5. **Solving for dy/dx:** Now, we just do a little bit of rearranging, just like in simple algebra! If we want to find out what `dy/dx` is, we can divide both sides by `dx/dy` (assuming `dx/dy` isn't zero, of course!).
`dy/dx = 1 / (dx/dy)`

And there you have it! This shows us that the derivative of a function is the reciprocal of the derivative of its inverse. It's a really useful relationship!

Alternative answer

Answer:
$$ \frac{dy}{dx} = \frac{1}{\frac{dx}{dy}} $$

Explain
This is a question about how the rate of change of a function relates to the rate of change of its inverse. It's all about understanding how slopes work when you swap what's on the 'x' axis and what's on the 'y' axis! . The solving step is:

Okay, so imagine you're walking on a graph!

1. **What does `dy/dx` mean?** When we see `dy/dx`, it's like asking: "If I take a tiny step forward on the 'x' axis, how much do I go up or down on the 'y' axis?" It's the 'rise over run' from when we learned about slopes, but for super, super tiny steps.
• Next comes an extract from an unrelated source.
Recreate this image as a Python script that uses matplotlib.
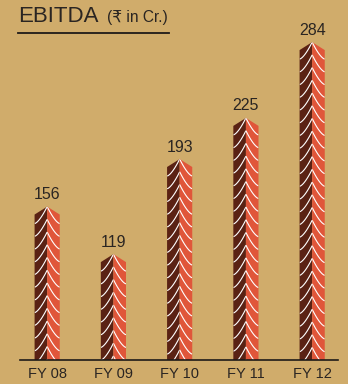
import numpy as np
import matplotlib.pyplot as plt
from matplotlib.patches import Polygon
from matplotlib.lines import Line2D

# Data
years = ['FY 08', 'FY 09', 'FY 10', 'FY 11', 'FY 12']
ebitda = [156, 119, 193, 225, 284]

# Colours
bg = '#D0AC6B'
dark = '#5A2214'
light = '#E0563A'
txt = '#2A2522'

plt.rcParams['font.family'] = ['Liberation Sans', 'DejaVu Sans']

fig = plt.figure(figsize=(3.48, 3.84), dpi=100, facecolor=bg)
ax = fig.add_axes([20 / 348, 24 / 384, 318 / 348, 350 / 384])
ax.set_facecolor('none')
ax.set_xlim(-0.41, 4.39)
ax.set_ylim(36.6, 309)

half = 0.19      # half bar width (data units)
notch = 6.2      # drop from peak to corner
step = 9.9       # spacing of chevrons
drop = 13.2      # chevron drop from centre to edge

for i, v in enumerate(ebitda):
    left = Polygon([(i - half, 0), (i - half, v - notch), (i, v), (i, 0)],
                   closed=True, facecolor=dark, edgecolor='none')
    right = Polygon([(i, 0), (i, v), (i + half, v - notch), (i + half, 0)],
                    closed=True, facecolor=light, edgecolor='none')
    ax.add_patch(left)
    ax.add_patch(right)
    # white chevron lines
    t = np.linspace(0, 1, 25)
    y0 = v
    while y0 > 36.6 - drop:
        for side, patch in ((-1, left), (1, right)):
            xs = i + side * half * t
            ys = y0 - drop * (1 - (1 - t) ** 1.5)
            ln, = ax.plot(xs, ys, color='white', lw=0.8, solid_capstyle='butt')
            ln.set_clip_path(patch)
        y0 -= step
    ax.text(i, v + 3.5, str(v), ha='center', va='bottom', fontsize=11.5, color=txt)

ax.set_xticks(range(len(years)))
ax.set_xticklabels(years, fontsize=10.5, color=txt)
ax.tick_params(axis='x', length=0, pad=5)
ax.set_yticks([])
for s in ['top', 'left', 'right']:
    ax.spines[s].set_visible(False)
ax.spines['bottom'].set_color('#1E1A18')
ax.spines['bottom'].set_linewidth(1.2)

# Title
fig.text(18 / 348, 1 - 22 / 384, 'EBITDA', fontsize=16, color=txt, va='baseline')
fig.text(107 / 348, 1 - 22 / 384, '(₹ in Cr.)', fontsize=11.2, color=txt, va='baseline')
fig.add_artist(Line2D([18 / 348, 169 / 348], [1 - 32.5 / 384] * 2,
                      transform=fig.transFigure, color='#1E1A18', lw=1.3))

fig.savefig('out.png', dpi=100, facecolor=bg)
So, `dy/dx` tells us how much `y` changes for a tiny change in `x`. We can think of it like:
`dy/dx` is approximately `(a little bit of change in y) / (a little bit of change in x)`

2. **What does `dx/dy` mean?** Now, `dx/dy` is just the opposite! It's asking: "If I take a tiny step up or down on the 'y' axis, how much do I go forward or backward on the 'x' axis?" So, `dx/dy` tells us how much `x` changes for a tiny change in `y`. We can think of it like:
`dx/dy` is approximately `(a little bit of change in x) / (a little bit of change in y)`

3. **Putting them together!** Look at those two ideas. One is `(change in y) / (change in x)` and the other is `(change in x) / (change in y)`. They are just flips of each other! They are reciprocals!

For example, if `dy/dx` was like saying for every 2 steps you go right (change in x), you go up 3 steps (change in y), then `dy/dx` would be 3/2.
Then, `dx/dy` would be like saying for every 3 steps you go up (change in y), you go right 2 steps (change in x), so `dx/dy` would be 2/3.

See? 3/2 is just `1 / (2/3)`. They are inverses!

So, since `dy/dx` and `dx/dy` are just telling us the same relationship between `x` and `y` but from different viewpoints (one measures 'rise over run' and the other measures 'run over rise'), it totally makes sense that:
$$ \frac{dy}{dx} = \frac{1}{\frac{dx}{dy}} $$
They are simply reciprocals of each other!